- _What you will do_
The records below hold a stretch from the line with "What matplotlib code" through the line with "va='center', ha='left', fontsize=fs, color='#404040')"; return exactly those lines, ends included, and nothing more.
- - - -
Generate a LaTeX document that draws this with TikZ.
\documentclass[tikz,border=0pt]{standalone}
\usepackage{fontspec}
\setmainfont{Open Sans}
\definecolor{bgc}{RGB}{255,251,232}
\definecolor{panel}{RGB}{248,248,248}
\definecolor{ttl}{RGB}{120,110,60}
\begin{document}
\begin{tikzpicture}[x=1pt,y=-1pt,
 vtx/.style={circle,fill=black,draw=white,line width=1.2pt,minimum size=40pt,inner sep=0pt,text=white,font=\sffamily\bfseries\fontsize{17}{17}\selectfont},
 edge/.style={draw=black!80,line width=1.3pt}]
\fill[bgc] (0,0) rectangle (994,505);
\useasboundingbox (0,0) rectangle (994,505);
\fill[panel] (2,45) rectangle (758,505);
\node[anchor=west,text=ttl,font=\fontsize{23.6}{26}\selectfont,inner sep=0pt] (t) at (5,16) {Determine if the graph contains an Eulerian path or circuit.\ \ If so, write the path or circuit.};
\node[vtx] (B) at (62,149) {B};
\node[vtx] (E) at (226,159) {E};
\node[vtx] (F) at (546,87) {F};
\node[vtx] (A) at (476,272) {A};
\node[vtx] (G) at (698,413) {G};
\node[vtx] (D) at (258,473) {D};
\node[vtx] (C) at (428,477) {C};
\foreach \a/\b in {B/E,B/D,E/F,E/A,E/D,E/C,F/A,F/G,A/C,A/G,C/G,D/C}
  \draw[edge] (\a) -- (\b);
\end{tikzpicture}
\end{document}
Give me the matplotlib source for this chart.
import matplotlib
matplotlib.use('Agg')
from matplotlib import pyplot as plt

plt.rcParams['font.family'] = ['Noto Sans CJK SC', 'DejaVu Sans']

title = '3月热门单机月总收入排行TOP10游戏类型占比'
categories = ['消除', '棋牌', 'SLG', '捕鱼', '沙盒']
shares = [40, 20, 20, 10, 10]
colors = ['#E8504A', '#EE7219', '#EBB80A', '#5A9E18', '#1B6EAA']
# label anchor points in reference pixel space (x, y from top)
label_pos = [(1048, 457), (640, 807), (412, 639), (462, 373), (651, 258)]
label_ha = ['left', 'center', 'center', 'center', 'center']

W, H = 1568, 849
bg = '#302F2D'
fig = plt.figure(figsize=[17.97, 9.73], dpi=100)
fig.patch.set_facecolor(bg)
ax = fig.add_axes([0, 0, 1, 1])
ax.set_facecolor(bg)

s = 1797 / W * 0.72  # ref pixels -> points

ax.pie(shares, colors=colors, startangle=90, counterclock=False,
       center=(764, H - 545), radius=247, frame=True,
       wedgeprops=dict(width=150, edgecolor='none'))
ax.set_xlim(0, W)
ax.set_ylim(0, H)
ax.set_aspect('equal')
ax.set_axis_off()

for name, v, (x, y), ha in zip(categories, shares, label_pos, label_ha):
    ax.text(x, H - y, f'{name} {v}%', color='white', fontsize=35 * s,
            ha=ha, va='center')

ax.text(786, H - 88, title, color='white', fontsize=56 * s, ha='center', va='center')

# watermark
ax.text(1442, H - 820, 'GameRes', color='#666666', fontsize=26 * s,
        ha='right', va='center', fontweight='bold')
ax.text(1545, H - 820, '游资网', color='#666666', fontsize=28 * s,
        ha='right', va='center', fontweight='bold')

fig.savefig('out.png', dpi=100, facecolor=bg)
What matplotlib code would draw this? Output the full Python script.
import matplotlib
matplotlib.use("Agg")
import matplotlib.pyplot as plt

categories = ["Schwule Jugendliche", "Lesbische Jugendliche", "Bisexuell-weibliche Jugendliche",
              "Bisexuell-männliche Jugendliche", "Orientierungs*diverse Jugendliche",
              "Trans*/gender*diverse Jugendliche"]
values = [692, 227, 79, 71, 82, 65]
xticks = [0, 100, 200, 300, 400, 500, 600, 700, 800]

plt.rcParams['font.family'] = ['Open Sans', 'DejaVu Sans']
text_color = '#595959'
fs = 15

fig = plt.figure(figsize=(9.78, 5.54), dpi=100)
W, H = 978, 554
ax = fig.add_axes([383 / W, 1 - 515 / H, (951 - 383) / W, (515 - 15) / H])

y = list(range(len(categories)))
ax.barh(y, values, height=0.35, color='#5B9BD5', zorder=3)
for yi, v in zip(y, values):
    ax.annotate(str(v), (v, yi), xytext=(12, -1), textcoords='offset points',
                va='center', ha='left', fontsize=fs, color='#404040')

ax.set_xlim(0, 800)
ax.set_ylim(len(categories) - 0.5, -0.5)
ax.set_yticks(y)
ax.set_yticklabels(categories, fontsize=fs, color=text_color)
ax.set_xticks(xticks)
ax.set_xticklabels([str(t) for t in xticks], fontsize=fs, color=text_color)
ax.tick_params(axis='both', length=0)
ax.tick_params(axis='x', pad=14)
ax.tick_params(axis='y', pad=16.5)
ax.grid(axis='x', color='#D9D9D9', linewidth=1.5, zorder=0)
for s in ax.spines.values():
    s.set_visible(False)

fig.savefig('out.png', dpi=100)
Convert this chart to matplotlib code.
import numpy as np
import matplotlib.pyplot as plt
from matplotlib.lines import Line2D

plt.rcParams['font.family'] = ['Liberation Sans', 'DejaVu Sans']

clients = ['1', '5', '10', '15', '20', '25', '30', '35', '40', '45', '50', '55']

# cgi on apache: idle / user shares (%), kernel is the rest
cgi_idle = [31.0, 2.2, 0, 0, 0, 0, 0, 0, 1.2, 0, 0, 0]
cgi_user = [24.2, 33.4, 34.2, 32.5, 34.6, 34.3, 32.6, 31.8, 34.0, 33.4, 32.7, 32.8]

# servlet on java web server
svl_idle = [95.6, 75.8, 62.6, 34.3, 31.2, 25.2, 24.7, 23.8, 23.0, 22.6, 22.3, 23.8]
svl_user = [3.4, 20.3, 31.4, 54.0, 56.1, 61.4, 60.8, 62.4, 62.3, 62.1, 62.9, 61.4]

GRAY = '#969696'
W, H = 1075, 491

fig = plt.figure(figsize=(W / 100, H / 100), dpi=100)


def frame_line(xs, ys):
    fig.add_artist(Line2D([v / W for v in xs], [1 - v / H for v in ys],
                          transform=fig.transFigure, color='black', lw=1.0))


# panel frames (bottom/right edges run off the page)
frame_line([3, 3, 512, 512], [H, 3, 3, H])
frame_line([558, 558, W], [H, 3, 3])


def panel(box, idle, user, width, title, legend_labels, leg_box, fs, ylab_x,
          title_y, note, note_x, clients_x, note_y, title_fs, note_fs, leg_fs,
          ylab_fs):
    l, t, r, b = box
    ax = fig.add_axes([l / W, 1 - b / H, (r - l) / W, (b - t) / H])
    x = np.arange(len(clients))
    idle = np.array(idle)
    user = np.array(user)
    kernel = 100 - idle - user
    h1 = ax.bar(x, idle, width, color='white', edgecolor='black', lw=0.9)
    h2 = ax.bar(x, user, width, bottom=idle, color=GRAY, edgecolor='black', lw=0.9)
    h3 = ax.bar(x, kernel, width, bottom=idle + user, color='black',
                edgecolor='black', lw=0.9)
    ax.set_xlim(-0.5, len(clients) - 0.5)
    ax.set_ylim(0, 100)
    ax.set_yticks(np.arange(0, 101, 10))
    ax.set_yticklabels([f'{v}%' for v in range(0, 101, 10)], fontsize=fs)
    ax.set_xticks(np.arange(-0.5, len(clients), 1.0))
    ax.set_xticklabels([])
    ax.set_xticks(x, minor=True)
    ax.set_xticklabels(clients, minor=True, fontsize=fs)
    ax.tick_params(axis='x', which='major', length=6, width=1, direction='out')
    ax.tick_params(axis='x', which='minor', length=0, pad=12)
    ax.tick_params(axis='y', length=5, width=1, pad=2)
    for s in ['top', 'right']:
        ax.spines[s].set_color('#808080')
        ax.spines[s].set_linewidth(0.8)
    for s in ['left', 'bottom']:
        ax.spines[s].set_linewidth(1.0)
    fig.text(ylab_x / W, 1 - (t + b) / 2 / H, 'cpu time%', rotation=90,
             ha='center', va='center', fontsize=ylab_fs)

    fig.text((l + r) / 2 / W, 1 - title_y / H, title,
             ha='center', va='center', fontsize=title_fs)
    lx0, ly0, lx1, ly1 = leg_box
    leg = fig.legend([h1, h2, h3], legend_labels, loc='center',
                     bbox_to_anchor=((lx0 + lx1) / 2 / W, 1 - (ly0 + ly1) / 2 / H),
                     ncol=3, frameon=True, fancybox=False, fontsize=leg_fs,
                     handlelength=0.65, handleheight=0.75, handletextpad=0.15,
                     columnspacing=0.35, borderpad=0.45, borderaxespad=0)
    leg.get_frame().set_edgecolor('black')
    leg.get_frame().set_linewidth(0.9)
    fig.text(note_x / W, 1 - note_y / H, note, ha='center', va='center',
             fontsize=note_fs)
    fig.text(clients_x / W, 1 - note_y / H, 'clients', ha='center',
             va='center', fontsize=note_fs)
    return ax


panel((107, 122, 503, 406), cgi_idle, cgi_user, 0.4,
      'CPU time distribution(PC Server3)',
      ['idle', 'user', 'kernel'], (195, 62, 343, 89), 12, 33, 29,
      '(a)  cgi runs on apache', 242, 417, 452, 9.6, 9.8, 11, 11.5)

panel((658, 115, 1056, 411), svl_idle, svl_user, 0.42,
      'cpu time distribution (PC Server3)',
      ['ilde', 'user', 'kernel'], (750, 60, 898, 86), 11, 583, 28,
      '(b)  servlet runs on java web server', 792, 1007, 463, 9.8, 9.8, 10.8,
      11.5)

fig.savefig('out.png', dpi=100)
- - - -
- _Response for this exercise_
What matplotlib code would draw this? Output the full Python script.
import matplotlib
matplotlib.use("Agg")
import matplotlib.pyplot as plt

categories = ["Schwule Jugendliche", "Lesbische Jugendliche", "Bisexuell-weibliche Jugendliche",
              "Bisexuell-männliche Jugendliche", "Orientierungs*diverse Jugendliche",
              "Trans*/gender*diverse Jugendliche"]
values = [692, 227, 79, 71, 82, 65]
xticks = [0, 100, 200, 300, 400, 500, 600, 700, 800]

plt.rcParams['font.family'] = ['Open Sans', 'DejaVu Sans']
text_color = '#595959'
fs = 15

fig = plt.figure(figsize=(9.78, 5.54), dpi=100)
W, H = 978, 554
ax = fig.add_axes([383 / W, 1 - 515 / H, (951 - 383) / W, (515 - 15) / H])

y = list(range(len(categories)))
ax.barh(y, values, height=0.35, color='#5B9BD5', zorder=3)
for yi, v in zip(y, values):
    ax.annotate(str(v), (v, yi), xytext=(12, -1), textcoords='offset points',
                va='center', ha='left', fontsize=fs, color='#404040')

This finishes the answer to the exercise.